* Entries with chart source code *
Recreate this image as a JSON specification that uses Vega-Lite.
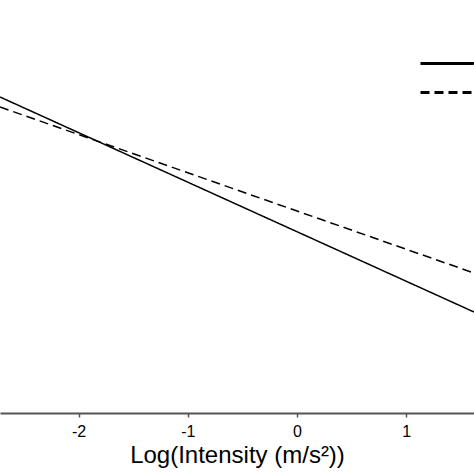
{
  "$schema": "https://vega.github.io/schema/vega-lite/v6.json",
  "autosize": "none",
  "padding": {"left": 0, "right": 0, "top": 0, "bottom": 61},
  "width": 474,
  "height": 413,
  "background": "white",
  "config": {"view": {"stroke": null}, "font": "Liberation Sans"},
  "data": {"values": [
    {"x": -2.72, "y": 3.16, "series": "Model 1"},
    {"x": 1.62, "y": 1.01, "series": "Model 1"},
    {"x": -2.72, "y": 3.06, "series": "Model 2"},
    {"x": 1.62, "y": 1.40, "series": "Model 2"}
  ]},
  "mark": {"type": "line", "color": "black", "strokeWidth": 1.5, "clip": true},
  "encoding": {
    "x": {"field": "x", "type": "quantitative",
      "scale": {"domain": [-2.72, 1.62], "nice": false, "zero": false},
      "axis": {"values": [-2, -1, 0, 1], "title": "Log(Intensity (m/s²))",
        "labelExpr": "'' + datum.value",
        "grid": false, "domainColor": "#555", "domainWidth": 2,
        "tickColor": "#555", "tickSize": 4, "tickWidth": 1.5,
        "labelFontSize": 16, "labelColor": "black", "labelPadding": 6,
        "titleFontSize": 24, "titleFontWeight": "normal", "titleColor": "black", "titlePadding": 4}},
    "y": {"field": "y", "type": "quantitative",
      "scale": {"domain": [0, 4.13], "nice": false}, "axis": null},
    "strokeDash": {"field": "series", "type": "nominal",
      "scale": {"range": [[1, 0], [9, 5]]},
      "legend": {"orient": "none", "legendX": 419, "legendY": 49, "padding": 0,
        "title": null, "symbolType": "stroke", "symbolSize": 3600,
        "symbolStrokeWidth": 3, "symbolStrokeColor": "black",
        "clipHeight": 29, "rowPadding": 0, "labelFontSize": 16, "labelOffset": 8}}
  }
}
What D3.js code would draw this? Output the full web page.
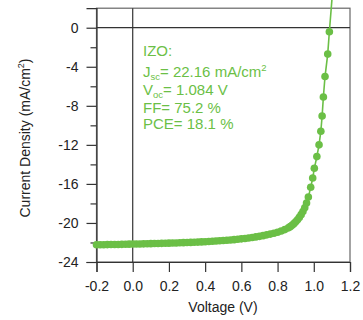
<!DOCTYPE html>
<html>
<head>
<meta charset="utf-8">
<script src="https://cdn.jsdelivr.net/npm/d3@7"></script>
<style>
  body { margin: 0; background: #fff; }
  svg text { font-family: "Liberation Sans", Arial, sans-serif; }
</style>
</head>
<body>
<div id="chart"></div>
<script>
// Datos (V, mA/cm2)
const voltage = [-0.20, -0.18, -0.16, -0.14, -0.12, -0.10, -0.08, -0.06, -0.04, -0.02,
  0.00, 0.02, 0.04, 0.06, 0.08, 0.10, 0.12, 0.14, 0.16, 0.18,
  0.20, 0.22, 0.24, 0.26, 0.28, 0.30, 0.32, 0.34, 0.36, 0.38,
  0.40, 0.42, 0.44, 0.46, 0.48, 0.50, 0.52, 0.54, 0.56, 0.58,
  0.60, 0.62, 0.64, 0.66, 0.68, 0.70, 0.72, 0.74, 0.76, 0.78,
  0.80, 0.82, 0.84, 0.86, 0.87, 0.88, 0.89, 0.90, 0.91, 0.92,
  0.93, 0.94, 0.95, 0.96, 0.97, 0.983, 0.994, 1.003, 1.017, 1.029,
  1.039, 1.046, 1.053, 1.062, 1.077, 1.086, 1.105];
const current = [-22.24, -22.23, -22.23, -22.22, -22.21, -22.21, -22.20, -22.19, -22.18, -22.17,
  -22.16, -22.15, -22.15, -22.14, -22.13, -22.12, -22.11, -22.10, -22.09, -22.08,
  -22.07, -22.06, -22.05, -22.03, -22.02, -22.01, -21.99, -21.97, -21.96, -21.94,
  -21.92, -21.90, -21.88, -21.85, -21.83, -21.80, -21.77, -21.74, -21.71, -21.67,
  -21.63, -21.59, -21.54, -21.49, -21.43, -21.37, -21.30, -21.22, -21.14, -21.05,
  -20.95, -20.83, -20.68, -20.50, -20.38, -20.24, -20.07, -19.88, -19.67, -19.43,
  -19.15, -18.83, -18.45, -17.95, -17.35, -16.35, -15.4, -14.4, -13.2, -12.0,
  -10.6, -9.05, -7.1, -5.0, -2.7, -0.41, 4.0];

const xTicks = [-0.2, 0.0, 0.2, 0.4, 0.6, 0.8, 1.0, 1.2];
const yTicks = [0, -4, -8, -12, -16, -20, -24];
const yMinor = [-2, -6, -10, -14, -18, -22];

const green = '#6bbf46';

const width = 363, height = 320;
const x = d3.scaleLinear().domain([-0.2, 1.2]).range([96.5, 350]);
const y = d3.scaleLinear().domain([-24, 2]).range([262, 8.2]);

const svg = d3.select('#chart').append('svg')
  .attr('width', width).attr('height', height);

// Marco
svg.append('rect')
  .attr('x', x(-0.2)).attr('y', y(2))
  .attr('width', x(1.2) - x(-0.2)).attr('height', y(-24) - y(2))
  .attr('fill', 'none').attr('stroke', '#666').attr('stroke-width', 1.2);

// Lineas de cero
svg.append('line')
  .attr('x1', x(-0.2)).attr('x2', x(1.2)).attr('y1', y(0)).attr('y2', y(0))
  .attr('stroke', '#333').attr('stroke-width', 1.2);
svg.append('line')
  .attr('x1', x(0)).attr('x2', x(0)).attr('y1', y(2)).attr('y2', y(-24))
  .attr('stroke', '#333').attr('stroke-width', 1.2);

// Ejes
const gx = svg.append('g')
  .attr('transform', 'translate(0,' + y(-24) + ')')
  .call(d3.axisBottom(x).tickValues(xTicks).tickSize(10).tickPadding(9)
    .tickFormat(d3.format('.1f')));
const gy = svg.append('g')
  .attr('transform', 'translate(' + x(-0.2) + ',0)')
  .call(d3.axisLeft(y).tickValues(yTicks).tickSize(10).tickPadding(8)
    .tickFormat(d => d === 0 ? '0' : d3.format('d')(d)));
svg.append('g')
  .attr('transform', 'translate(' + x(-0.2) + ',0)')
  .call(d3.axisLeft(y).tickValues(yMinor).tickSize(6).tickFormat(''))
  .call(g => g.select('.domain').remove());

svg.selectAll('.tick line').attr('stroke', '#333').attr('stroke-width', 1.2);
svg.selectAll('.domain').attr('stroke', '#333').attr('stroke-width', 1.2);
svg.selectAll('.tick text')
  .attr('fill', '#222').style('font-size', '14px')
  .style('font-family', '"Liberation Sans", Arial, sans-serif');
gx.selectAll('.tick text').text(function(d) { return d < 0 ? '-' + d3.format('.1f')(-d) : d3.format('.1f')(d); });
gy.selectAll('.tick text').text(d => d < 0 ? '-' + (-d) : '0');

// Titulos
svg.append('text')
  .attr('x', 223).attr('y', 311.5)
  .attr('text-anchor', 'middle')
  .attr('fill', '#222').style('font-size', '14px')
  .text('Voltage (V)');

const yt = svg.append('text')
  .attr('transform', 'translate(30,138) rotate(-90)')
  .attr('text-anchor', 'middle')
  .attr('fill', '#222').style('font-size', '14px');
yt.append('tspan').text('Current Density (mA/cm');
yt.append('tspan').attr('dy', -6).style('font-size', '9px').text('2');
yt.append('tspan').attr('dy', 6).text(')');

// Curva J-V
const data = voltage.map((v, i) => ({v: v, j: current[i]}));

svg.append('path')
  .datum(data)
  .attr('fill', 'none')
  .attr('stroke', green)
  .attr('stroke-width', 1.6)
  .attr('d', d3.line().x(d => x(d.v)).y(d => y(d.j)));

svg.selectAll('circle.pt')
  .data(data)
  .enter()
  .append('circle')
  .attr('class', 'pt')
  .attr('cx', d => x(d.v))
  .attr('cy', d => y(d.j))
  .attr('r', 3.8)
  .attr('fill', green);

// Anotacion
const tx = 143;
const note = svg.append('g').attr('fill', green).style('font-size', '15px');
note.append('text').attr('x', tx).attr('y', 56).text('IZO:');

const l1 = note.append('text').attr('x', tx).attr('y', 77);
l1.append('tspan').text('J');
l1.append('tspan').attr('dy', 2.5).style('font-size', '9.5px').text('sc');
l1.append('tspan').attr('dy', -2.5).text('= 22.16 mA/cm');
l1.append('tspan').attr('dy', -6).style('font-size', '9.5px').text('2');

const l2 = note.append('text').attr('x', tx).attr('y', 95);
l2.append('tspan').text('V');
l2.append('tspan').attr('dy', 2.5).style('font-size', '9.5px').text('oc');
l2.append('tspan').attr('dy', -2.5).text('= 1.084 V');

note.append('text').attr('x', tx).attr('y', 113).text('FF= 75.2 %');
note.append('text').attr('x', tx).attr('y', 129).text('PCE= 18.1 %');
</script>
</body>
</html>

* YOUR INSTRUCTIONS *
Pick out and copy the lines of the material that include the word "this".

* COMPLETED TASK *
Recreate this image as a JSON specification that uses Vega-Lite.
What D3.js code would draw this? Output the full web page.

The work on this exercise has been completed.